╭──

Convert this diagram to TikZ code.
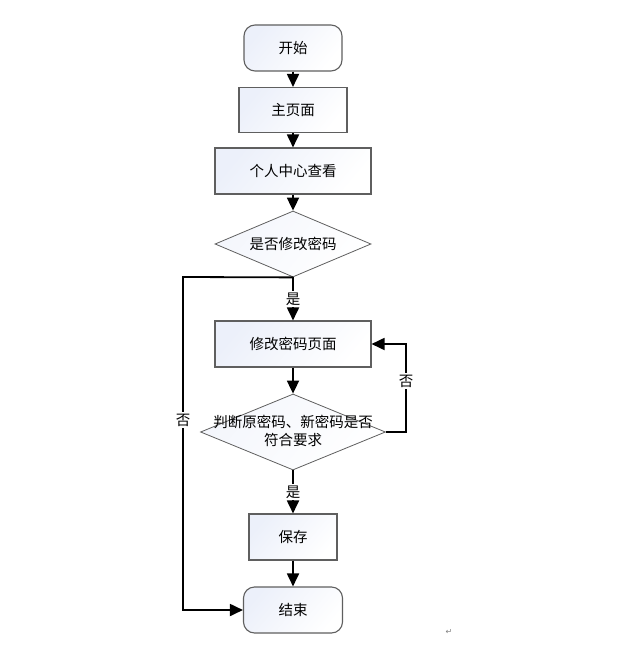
\documentclass[tikz,border=0pt]{standalone}
\usepackage{fontspec}
\newfontfamily\cjk{Noto Sans CJK SC}
\newfontfamily\dejavu{DejaVu Sans}
\usetikzlibrary{shapes.geometric,arrows.meta}
\definecolor{boxline}{RGB}{95,95,95}
\definecolor{boxfill}{RGB}{236,240,250}
\begin{document}
\begin{tikzpicture}[x=1pt,y=-1pt,
  font=\cjk\fontsize{14.5}{18}\selectfont,
  box/.style={draw=boxline, line width=1.1pt, top color=boxfill, bottom color=white, shading angle=50, inner sep=0pt},
  term/.style={box, rounded corners=11pt},
  dec/.style={diamond, draw=boxline, line width=0.8pt, top color=boxfill!60, bottom color=white, shading angle=50, inner sep=0pt},
  flow/.style={line width=1.8pt, -{Triangle[length=13pt,width=12pt]}},
  lab/.style={fill=white, inner sep=1.5pt}]
\useasboundingbox (0,0) rectangle (629,652);
\node[term, minimum width=98pt, minimum height=46pt] (start) at (293,48) {开始};
\node[box, minimum width=108pt, minimum height=45pt] (main) at (293,110) {主页面};
\node[box, minimum width=156pt, minimum height=46pt] (center) at (293,171) {个人中心查看};
\node[dec, minimum width=156pt, minimum height=66pt] (d1) at (293,244) {};
\node (d1t) at (d1) {是否修改密码};
\node[box, minimum width=156pt, minimum height=46pt] (edit) at (293,344) {修改密码页面};
\node[dec, minimum width=185pt, minimum height=76pt] (d2) at (293,432) {};
\node[align=center, inner sep=0pt] (d2t) at (293,431) {判断原密码、新密码是否\\符合要求};
\node[box, minimum width=88pt, minimum height=46pt] (save) at (293,537) {保存};
\node[term, minimum width=99pt, minimum height=46pt] (end) at (293,610) {结束};
\node[text=gray, font=\dejavu\fontsize{8}{8}\selectfont] (pm) at (449,632) {↵};

\coordinate (lt) at (183,277);
\coordinate (lb) at (183,610);
\coordinate (rb) at (406,432);
\coordinate (rt) at (406,344);

\draw[flow] (start) -- (main);
\draw[flow] (main) -- (center);
\draw[flow] (center) -- (d1);
\draw[flow] (d1.south) -- node[lab] {是} (edit.north);
\draw[flow] (edit) -- (d2.north);
\draw[flow] (d2.south) -- node[lab] {是} (save.north);
\draw[flow] (save) -- (end);
\draw[flow] (d1.south) -- (lt) -- node[lab, pos=0.43] {否} (lb) -- (end.west);
\draw[flow] (d2.east) -- (rb) -- node[lab, pos=0.58] {否} (rt) -- (edit.east);
\end{tikzpicture}
\end{document}
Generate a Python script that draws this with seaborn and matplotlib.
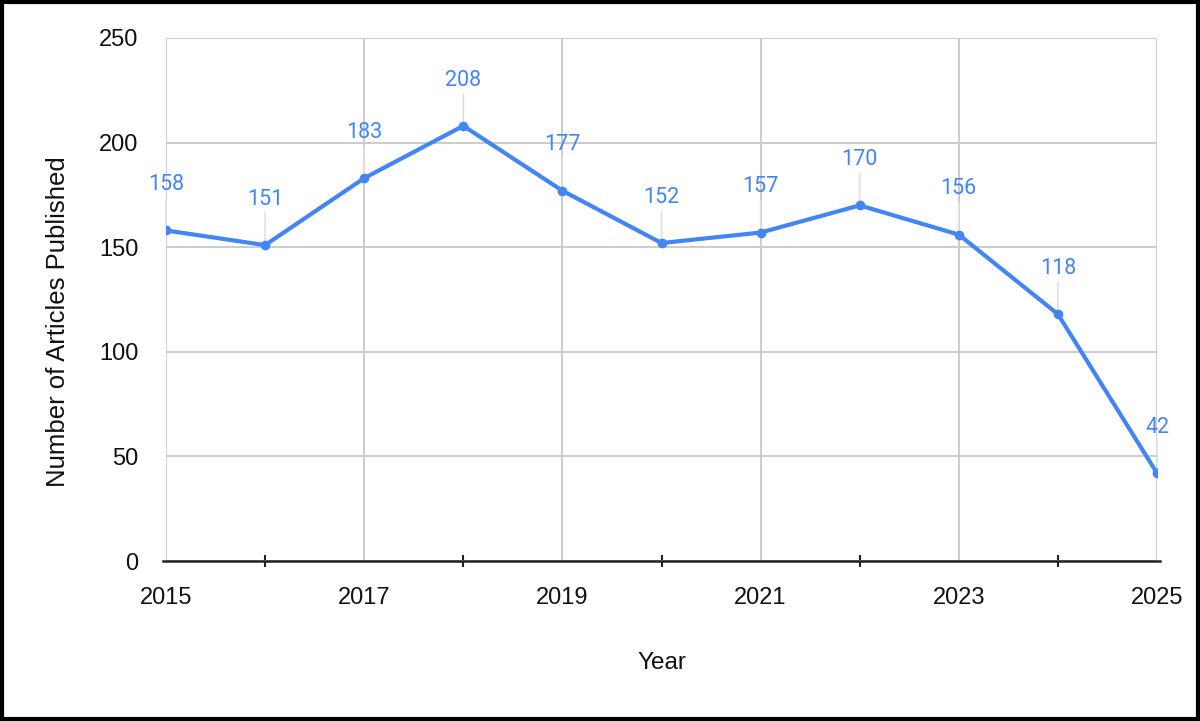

╰──

### SHORT EXERCISE
Leave out the pictures and output the rest of the material exactly as written.

### REPLY
Convert this diagram to TikZ code.
\documentclass[tikz,border=0pt]{standalone}
\usepackage{fontspec}
\newfontfamily\cjk{Noto Sans CJK SC}
\newfontfamily\dejavu{DejaVu Sans}
\usetikzlibrary{shapes.geometric,arrows.meta}
\definecolor{boxline}{RGB}{95,95,95}
\definecolor{boxfill}{RGB}{236,240,250}
\begin{document}
\begin{tikzpicture}[x=1pt,y=-1pt,
  font=\cjk\fontsize{14.5}{18}\selectfont,
  box/.style={draw=boxline, line width=1.1pt, top color=boxfill, bottom color=white, shading angle=50, inner sep=0pt},
  term/.style={box, rounded corners=11pt},
  dec/.style={diamond, draw=boxline, line width=0.8pt, top color=boxfill!60, bottom color=white, shading angle=50, inner sep=0pt},
  flow/.style={line width=1.8pt, -{Triangle[length=13pt,width=12pt]}},
  lab/.style={fill=white, inner sep=1.5pt}]
\useasboundingbox (0,0) rectangle (629,652);
\node[term, minimum width=98pt, minimum height=46pt] (start) at (293,48) {开始};
\node[box, minimum width=108pt, minimum height=45pt] (main) at (293,110) {主页面};
\node[box, minimum width=156pt, minimum height=46pt] (center) at (293,171) {个人中心查看};
\node[dec, minimum width=156pt, minimum height=66pt] (d1) at (293,244) {};
\node (d1t) at (d1) {是否修改密码};
\node[box, minimum width=156pt, minimum height=46pt] (edit) at (293,344) {修改密码页面};
\node[dec, minimum width=185pt, minimum height=76pt] (d2) at (293,432) {};
\node[align=center, inner sep=0pt] (d2t) at (293,431) {判断原密码、新密码是否\\符合要求};
\node[box, minimum width=88pt, minimum height=46pt] (save) at (293,537) {保存};
\node[term, minimum width=99pt, minimum height=46pt] (end) at (293,610) {结束};
\node[text=gray, font=\dejavu\fontsize{8}{8}\selectfont] (pm) at (449,632) {↵};

\coordinate (lt) at (183,277);
\coordinate (lb) at (183,610);
\coordinate (rb) at (406,432);
\coordinate (rt) at (406,344);

\draw[flow] (start) -- (main);
\draw[flow] (main) -- (center);
\draw[flow] (center) -- (d1);
\draw[flow] (d1.south) -- node[lab] {是} (edit.north);
\draw[flow] (edit) -- (d2.north);
\draw[flow] (d2.south) -- node[lab] {是} (save.north);
\draw[flow] (save) -- (end);
\draw[flow] (d1.south) -- (lt) -- node[lab, pos=0.43] {否} (lb) -- (end.west);
\draw[flow] (d2.east) -- (rb) -- node[lab, pos=0.58] {否} (rt) -- (edit.east);
\end{tikzpicture}
\end{document}
Generate a Python script that draws this with seaborn and matplotlib.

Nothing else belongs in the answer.